Go through the records underneath and count the lines that include the string "Write". Give nothing but the number.

DATA PROVIDED:
##########

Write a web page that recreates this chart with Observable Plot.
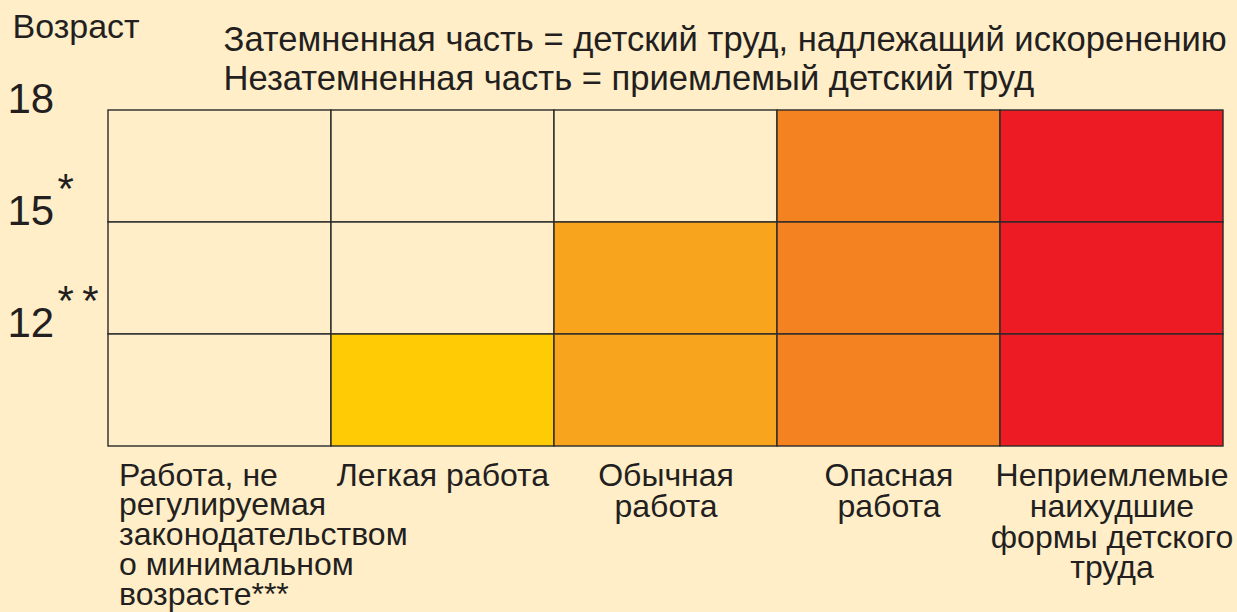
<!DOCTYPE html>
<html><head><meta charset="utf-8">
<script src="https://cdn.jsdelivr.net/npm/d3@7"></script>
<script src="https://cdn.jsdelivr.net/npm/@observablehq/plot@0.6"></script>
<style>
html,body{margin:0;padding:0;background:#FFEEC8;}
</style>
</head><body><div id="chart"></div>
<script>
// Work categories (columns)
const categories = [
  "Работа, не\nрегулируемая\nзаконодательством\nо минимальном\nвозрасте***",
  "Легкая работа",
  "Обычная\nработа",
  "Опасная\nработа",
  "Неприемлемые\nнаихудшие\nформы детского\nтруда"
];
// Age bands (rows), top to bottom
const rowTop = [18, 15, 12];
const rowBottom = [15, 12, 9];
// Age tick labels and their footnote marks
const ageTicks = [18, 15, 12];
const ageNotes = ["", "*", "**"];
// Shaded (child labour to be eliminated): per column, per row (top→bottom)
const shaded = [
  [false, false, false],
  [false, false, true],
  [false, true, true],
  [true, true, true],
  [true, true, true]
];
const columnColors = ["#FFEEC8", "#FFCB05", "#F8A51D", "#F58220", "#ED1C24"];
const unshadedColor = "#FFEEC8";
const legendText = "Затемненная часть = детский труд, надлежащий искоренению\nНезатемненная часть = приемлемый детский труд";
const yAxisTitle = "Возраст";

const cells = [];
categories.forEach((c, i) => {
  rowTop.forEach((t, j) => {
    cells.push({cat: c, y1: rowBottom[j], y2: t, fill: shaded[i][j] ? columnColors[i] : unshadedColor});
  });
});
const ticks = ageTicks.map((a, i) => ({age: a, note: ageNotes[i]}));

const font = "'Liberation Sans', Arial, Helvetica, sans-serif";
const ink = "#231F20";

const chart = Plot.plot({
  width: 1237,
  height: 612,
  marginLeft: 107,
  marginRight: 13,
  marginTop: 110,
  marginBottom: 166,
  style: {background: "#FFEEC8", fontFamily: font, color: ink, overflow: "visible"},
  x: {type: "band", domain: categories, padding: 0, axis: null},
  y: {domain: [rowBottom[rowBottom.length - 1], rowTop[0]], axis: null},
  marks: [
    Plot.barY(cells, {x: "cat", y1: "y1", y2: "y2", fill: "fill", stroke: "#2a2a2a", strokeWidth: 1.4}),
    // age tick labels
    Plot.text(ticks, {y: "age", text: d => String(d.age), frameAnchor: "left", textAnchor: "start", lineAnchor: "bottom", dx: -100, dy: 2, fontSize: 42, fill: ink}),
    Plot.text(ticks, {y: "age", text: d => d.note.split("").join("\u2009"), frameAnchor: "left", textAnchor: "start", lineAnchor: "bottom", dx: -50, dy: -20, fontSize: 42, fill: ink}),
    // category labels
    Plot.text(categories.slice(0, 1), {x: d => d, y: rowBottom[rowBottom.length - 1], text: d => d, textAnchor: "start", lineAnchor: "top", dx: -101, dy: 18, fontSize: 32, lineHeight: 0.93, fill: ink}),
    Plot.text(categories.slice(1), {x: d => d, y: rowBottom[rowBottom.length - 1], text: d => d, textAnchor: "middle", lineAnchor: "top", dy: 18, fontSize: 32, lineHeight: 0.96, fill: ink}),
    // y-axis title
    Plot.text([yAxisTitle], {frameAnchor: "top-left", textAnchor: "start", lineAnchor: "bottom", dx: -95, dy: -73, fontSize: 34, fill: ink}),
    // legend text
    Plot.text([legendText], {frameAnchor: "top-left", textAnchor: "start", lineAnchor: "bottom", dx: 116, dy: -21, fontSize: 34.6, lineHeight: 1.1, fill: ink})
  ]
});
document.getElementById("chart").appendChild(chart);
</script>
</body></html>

##########

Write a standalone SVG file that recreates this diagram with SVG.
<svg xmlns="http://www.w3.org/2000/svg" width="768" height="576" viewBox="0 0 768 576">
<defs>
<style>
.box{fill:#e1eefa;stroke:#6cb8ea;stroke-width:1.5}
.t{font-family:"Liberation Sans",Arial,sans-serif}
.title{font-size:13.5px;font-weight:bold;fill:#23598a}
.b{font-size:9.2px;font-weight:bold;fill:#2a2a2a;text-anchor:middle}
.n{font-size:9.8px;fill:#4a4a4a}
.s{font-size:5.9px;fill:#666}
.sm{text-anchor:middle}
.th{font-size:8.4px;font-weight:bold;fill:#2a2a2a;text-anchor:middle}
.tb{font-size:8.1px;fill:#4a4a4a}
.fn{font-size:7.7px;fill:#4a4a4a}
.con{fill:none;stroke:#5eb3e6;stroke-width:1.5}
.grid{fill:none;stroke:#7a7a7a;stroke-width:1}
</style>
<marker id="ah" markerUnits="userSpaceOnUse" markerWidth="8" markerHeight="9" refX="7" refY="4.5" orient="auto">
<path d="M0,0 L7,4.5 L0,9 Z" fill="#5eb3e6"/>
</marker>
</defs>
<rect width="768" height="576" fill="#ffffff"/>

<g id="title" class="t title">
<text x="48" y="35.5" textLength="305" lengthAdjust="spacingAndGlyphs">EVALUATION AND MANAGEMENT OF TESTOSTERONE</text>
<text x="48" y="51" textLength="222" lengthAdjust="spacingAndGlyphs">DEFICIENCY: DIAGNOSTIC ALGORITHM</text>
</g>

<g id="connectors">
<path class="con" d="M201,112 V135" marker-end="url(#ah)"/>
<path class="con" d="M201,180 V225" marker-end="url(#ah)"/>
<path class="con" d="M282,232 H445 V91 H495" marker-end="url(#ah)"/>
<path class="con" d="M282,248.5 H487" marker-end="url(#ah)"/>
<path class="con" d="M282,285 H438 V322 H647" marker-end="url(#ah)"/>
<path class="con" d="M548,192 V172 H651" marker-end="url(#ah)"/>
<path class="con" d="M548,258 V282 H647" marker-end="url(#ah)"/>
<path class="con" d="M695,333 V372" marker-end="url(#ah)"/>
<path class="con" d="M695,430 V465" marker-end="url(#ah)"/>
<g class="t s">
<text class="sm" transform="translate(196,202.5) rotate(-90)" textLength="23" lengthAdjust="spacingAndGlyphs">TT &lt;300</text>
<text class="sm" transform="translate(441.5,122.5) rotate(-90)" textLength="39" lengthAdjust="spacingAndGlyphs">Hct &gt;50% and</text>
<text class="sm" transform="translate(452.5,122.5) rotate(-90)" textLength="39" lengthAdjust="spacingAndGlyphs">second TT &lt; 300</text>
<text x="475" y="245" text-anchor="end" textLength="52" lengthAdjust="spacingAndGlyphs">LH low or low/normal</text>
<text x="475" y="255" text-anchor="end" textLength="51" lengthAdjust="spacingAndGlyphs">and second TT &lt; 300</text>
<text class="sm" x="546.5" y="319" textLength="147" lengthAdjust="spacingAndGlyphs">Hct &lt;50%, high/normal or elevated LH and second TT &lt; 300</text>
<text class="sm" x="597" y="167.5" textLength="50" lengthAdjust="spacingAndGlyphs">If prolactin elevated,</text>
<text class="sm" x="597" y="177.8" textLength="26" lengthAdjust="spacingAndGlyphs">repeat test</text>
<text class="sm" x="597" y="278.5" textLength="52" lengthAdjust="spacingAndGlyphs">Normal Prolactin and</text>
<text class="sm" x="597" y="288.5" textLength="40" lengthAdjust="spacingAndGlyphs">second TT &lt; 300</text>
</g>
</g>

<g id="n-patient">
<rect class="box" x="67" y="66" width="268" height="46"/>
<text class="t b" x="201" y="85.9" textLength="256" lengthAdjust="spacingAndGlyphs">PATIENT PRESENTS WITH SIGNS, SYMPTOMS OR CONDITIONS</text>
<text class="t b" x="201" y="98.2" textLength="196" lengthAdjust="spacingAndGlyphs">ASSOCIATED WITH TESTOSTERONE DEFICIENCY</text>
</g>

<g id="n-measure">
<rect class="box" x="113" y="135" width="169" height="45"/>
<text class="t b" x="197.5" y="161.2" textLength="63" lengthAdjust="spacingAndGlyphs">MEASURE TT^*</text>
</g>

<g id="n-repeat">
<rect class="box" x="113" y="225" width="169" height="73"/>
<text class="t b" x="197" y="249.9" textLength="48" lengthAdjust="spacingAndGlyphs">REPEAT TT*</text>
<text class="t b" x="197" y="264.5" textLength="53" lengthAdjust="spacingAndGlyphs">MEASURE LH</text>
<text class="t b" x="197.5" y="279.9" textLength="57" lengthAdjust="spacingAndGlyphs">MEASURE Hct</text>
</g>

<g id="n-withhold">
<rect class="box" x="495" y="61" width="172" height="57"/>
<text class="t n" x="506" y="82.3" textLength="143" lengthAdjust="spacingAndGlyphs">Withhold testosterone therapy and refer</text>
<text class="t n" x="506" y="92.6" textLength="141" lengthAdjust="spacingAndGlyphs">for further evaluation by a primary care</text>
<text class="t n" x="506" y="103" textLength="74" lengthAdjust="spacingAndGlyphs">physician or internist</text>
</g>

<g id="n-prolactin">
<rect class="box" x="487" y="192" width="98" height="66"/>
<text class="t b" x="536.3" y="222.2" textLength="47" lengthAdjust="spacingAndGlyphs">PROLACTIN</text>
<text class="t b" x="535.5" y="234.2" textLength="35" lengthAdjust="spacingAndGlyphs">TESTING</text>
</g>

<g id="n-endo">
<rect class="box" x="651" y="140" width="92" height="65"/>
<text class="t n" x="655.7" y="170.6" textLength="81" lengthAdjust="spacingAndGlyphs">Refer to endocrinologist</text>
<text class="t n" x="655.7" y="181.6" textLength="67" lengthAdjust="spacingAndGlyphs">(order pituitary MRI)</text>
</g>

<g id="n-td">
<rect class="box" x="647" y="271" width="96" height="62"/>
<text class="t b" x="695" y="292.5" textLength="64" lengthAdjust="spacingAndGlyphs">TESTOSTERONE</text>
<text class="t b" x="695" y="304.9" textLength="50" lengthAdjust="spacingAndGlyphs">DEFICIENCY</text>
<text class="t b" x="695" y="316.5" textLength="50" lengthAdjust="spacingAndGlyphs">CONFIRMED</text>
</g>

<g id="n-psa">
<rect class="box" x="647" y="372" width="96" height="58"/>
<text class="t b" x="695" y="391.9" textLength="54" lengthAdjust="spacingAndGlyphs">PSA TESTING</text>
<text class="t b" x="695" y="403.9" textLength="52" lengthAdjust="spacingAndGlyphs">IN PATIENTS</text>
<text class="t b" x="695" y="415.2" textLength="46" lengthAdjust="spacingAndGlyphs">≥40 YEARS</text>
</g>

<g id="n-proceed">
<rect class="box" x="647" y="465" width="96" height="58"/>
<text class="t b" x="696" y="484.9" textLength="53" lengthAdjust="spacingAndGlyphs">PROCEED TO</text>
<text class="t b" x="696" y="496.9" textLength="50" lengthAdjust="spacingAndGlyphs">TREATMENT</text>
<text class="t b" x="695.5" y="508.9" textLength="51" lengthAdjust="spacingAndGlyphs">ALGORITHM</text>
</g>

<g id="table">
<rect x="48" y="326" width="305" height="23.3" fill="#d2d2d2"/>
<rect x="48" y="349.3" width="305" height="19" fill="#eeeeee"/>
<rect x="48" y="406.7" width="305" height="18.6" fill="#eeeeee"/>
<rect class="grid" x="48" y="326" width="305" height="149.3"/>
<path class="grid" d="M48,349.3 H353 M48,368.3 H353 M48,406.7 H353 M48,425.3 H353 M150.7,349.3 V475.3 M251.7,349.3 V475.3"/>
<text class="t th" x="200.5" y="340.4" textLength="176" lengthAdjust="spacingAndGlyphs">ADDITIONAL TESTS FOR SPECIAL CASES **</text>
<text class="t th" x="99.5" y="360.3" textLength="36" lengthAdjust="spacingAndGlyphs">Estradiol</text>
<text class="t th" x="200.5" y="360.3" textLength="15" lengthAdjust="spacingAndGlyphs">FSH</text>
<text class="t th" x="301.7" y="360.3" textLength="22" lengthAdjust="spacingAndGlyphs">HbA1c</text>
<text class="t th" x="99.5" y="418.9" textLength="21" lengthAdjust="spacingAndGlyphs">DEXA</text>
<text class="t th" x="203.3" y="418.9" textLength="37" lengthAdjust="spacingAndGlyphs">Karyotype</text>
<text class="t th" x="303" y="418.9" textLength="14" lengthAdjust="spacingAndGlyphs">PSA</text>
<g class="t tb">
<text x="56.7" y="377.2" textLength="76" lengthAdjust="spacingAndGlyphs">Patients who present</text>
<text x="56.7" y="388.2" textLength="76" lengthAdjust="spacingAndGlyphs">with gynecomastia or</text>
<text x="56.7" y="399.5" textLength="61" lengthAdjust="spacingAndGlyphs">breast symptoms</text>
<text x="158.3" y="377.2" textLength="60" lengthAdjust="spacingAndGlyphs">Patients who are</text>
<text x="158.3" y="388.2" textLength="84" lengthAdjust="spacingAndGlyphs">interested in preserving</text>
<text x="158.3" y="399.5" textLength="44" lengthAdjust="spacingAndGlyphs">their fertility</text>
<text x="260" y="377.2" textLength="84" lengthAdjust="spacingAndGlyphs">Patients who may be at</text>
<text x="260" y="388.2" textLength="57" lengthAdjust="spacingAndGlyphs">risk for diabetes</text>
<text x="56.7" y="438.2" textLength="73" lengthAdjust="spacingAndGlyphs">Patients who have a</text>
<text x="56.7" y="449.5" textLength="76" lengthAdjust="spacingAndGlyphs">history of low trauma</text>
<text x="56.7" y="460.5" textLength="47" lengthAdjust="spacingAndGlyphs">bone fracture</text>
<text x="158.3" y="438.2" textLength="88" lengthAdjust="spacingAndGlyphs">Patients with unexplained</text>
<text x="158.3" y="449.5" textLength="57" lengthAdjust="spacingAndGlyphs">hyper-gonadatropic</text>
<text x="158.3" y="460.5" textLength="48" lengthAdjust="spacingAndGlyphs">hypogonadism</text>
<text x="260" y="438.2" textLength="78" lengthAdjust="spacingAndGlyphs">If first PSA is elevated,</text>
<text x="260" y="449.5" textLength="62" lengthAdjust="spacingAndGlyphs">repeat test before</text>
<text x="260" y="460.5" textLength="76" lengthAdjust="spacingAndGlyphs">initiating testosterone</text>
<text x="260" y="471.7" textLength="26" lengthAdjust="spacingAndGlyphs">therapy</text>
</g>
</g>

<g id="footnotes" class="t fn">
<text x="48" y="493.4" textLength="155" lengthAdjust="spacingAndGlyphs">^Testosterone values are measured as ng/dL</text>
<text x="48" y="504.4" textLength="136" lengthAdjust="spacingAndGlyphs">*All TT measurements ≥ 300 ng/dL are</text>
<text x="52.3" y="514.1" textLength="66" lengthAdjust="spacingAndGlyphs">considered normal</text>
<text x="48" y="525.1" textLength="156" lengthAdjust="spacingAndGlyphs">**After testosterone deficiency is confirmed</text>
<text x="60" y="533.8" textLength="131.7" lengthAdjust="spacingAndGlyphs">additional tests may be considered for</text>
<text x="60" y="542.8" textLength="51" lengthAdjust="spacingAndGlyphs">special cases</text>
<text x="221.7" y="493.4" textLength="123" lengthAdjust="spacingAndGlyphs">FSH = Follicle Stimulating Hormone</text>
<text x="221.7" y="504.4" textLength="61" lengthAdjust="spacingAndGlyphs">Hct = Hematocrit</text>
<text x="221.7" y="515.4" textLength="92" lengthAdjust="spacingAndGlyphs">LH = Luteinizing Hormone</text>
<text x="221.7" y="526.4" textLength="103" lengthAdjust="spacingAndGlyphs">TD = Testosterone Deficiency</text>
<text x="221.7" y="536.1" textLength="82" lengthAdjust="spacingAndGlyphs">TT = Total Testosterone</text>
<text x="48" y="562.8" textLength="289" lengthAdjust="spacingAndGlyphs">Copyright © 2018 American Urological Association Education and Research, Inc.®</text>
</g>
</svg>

##########

EXERCISE RESULT:
2